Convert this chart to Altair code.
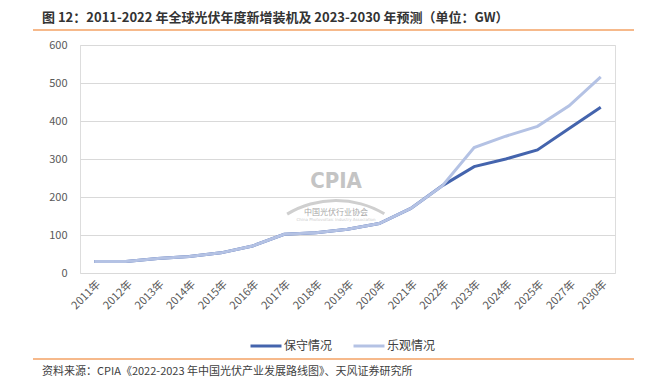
import altair as alt
import pandas as pd

years = ["2011年", "2012年", "2013年", "2014年", "2015年", "2016年", "2017年",
         "2018年", "2019年", "2020年", "2021年", "2022年", "2023年", "2024年",
         "2025年", "2027年", "2030年"]
conservative = [30.2, 30.5, 38.4, 43.6, 53, 71, 102, 106, 115, 130, 170, 230,
                280, 300, 324, 380, 436]
optimistic = [30.2, 30.5, 38.4, 43.6, 53, 71, 102, 106, 115, 130, 170, 230,
              330, 360, 386, 440, 516]
series_names = ["保守情况", "乐观情况"]
series_colors = ["#4464ad", "#b4c2e4"]
y_ticks = [0, 100, 200, 300, 400, 500, 600]

title_text = "图 12：2011-2022 年全球光伏年度新增装机及 2023-2030 年预测（单位：GW）"
source_text = "资料来源：CPIA《2022-2023 年中国光伏产业发展路线图》、天风证券研究所"

rows = []
for yr, c, o in zip(years, conservative, optimistic):
    rows.append({"year": yr, "series": series_names[0], "value": c})
    rows.append({"year": yr, "series": series_names[1], "value": o})
df = pd.DataFrame(rows)

FONT = "Noto Sans CJK SC"
one = pd.DataFrame({"a": [0]})

x_enc = alt.X("year:N", sort=years, scale=alt.Scale(padding=0.45),
              axis=alt.Axis(title=None, labelAngle=-45, labelFontSize=11,
                            labelColor="#595959", labelFont=FONT, ticks=False,
                            domain=False, grid=False, labelPadding=5))
y_enc = alt.Y("value:Q", scale=alt.Scale(domain=[0, 600], nice=False),
              axis=alt.Axis(title=None, values=y_ticks, labelFontSize=11,
                            labelColor="#595959", labelFont=FONT, ticks=False,
                            domain=False, grid=True, gridColor="#d9d9d9",
                            gridWidth=1, labelPadding=13))
color_enc = alt.Color("series:N",
                      scale=alt.Scale(domain=series_names, range=series_colors),
                      legend=alt.Legend(title=None, orient="none", direction="horizontal",
                                        legendX=169, legendY=284, symbolType="stroke",
                                        symbolSize=961, symbolStrokeWidth=3,
                                        labelFontSize=12, labelFont=FONT,
                                        labelColor="#404040", labelOffset=1,
                                        columnPadding=14))

base = alt.Chart(df)
cons = base.transform_filter(alt.datum.series == series_names[0]).mark_line(
    strokeWidth=3).encode(x=x_enc, y=y_enc, color=color_enc)
opt = base.transform_filter(alt.datum.series == series_names[1]).mark_line(
    strokeWidth=3).encode(x=x_enc, y=y_enc, color=color_enc)

title = alt.Chart(one).mark_text(
    text=title_text, align="left", baseline="middle", font=FONT, fontSize=13,
    fontWeight="bold", color="#333333").encode(x=alt.value(-38), y=alt.value(-27))
source = alt.Chart(one).mark_text(
    text=source_text, align="left", baseline="middle", font=FONT, fontSize=11,
    color="#404040").encode(x=alt.value(-38), y=alt.value(327))
rule_top = alt.Chart(one).mark_rule(color="#f6b98b", strokeWidth=2).encode(
    x=alt.value(-47), x2=alt.value(554), y=alt.value(-15))
rule_bot = alt.Chart(one).mark_rule(color="#f6b98b", strokeWidth=2).encode(
    x=alt.value(-47), x2=alt.value(554), y=alt.value(314))

wm1 = alt.Chart(one).mark_text(
    text="CPIA", align="center", baseline="middle", font="DejaVu Sans Condensed",
    fontSize=22, fontWeight="bold", color="#c4c4c4").encode(
    x=alt.value(256), y=alt.value(136))
wm_arc = alt.Chart(one).mark_arc(
    theta=5.74, theta2=6.82, radius=96, radius2=93, color="#cfcfcf").encode(
    x=alt.value(256), y=alt.value(250))
wm2 = alt.Chart(one).mark_text(
    text="中国光伏行业协会", align="center", baseline="middle", font=FONT,
    fontSize=8, color="#a8a8a8").encode(x=alt.value(256), y=alt.value(168))
wm3 = alt.Chart(one).mark_text(
    text="China Photovoltaic Industry Association", align="center", baseline="middle",
    font="DejaVu Sans", fontSize=4, color="#cccccc").encode(
    x=alt.value(256), y=alt.value(175))

chart = alt.layer(wm_arc, wm1, wm2, wm3, cons, opt, title, source, rule_top, rule_bot).properties(
    width=535, height=228,
    autosize=alt.AutoSizeParams(type="none"),
    padding={"left": 72, "top": 37, "right": 36, "bottom": 109},
).configure_view(stroke=None).configure(background="white")

chart.save("out.html", embed_options={"renderer": "svg", "actions": False})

□ □ □

Transcribe the full listing above exactly, with the images removed.

Convert this chart to Altair code.
import altair as alt
import pandas as pd

years = ["2011年", "2012年", "2013年", "2014年", "2015年", "2016年", "2017年",
         "2018年", "2019年", "2020年", "2021年", "2022年", "2023年", "2024年",
         "2025年", "2027年", "2030年"]
conservative = [30.2, 30.5, 38.4, 43.6, 53, 71, 102, 106, 115, 130, 170, 230,
                280, 300, 324, 380, 436]
optimistic = [30.2, 30.5, 38.4, 43.6, 53, 71, 102, 106, 115, 130, 170, 230,
              330, 360, 386, 440, 516]
series_names = ["保守情况", "乐观情况"]
series_colors = ["#4464ad", "#b4c2e4"]
y_ticks = [0, 100, 200, 300, 400, 500, 600]

title_text = "图 12：2011-2022 年全球光伏年度新增装机及 2023-2030 年预测（单位：GW）"
source_text = "资料来源：CPIA《2022-2023 年中国光伏产业发展路线图》、天风证券研究所"

rows = []
for yr, c, o in zip(years, conservative, optimistic):
    rows.append({"year": yr, "series": series_names[0], "value": c})
    rows.append({"year": yr, "series": series_names[1], "value": o})
df = pd.DataFrame(rows)

FONT = "Noto Sans CJK SC"
one = pd.DataFrame({"a": [0]})

x_enc = alt.X("year:N", sort=years, scale=alt.Scale(padding=0.45),
              axis=alt.Axis(title=None, labelAngle=-45, labelFontSize=11,
                            labelColor="#595959", labelFont=FONT, ticks=False,
                            domain=False, grid=False, labelPadding=5))
y_enc = alt.Y("value:Q", scale=alt.Scale(domain=[0, 600], nice=False),
              axis=alt.Axis(title=None, values=y_ticks, labelFontSize=11,
                            labelColor="#595959", labelFont=FONT, ticks=False,
                            domain=False, grid=True, gridColor="#d9d9d9",
                            gridWidth=1, labelPadding=13))
color_enc = alt.Color("series:N",
                      scale=alt.Scale(domain=series_names, range=series_colors),
                      legend=alt.Legend(title=None, orient="none", direction="horizontal",
                                        legendX=169, legendY=284, symbolType="stroke",
                                        symbolSize=961, symbolStrokeWidth=3,
                                        labelFontSize=12, labelFont=FONT,
                                        labelColor="#404040", labelOffset=1,
                                        columnPadding=14))

base = alt.Chart(df)
cons = base.transform_filter(alt.datum.series == series_names[0]).mark_line(
    strokeWidth=3).encode(x=x_enc, y=y_enc, color=color_enc)
opt = base.transform_filter(alt.datum.series == series_names[1]).mark_line(
    strokeWidth=3).encode(x=x_enc, y=y_enc, color=color_enc)

title = alt.Chart(one).mark_text(
    text=title_text, align="left", baseline="middle", font=FONT, fontSize=13,
    fontWeight="bold", color="#333333").encode(x=alt.value(-38), y=alt.value(-27))
source = alt.Chart(one).mark_text(
    text=source_text, align="left", baseline="middle", font=FONT, fontSize=11,
    color="#404040").encode(x=alt.value(-38), y=alt.value(327))
rule_top = alt.Chart(one).mark_rule(color="#f6b98b", strokeWidth=2).encode(
    x=alt.value(-47), x2=alt.value(554), y=alt.value(-15))
rule_bot = alt.Chart(one).mark_rule(color="#f6b98b", strokeWidth=2).encode(
    x=alt.value(-47), x2=alt.value(554), y=alt.value(314))

wm1 = alt.Chart(one).mark_text(
    text="CPIA", align="center", baseline="middle", font="DejaVu Sans Condensed",
    fontSize=22, fontWeight="bold", color="#c4c4c4").encode(
    x=alt.value(256), y=alt.value(136))
wm_arc = alt.Chart(one).mark_arc(
    theta=5.74, theta2=6.82, radius=96, radius2=93, color="#cfcfcf").encode(
    x=alt.value(256), y=alt.value(250))
wm2 = alt.Chart(one).mark_text(
    text="中国光伏行业协会", align="center", baseline="middle", font=FONT,
    fontSize=8, color="#a8a8a8").encode(x=alt.value(256), y=alt.value(168))
wm3 = alt.Chart(one).mark_text(
    text="China Photovoltaic Industry Association", align="center", baseline="middle",
    font="DejaVu Sans", fontSize=4, color="#cccccc").encode(
    x=alt.value(256), y=alt.value(175))

chart = alt.layer(wm_arc, wm1, wm2, wm3, cons, opt, title, source, rule_top, rule_bot).properties(
    width=535, height=228,
    autosize=alt.AutoSizeParams(type="none"),
    padding={"left": 72, "top": 37, "right": 36, "bottom": 109},
).configure_view(stroke=None).configure(background="white")

chart.save("out.html", embed_options={"renderer": "svg", "actions": False})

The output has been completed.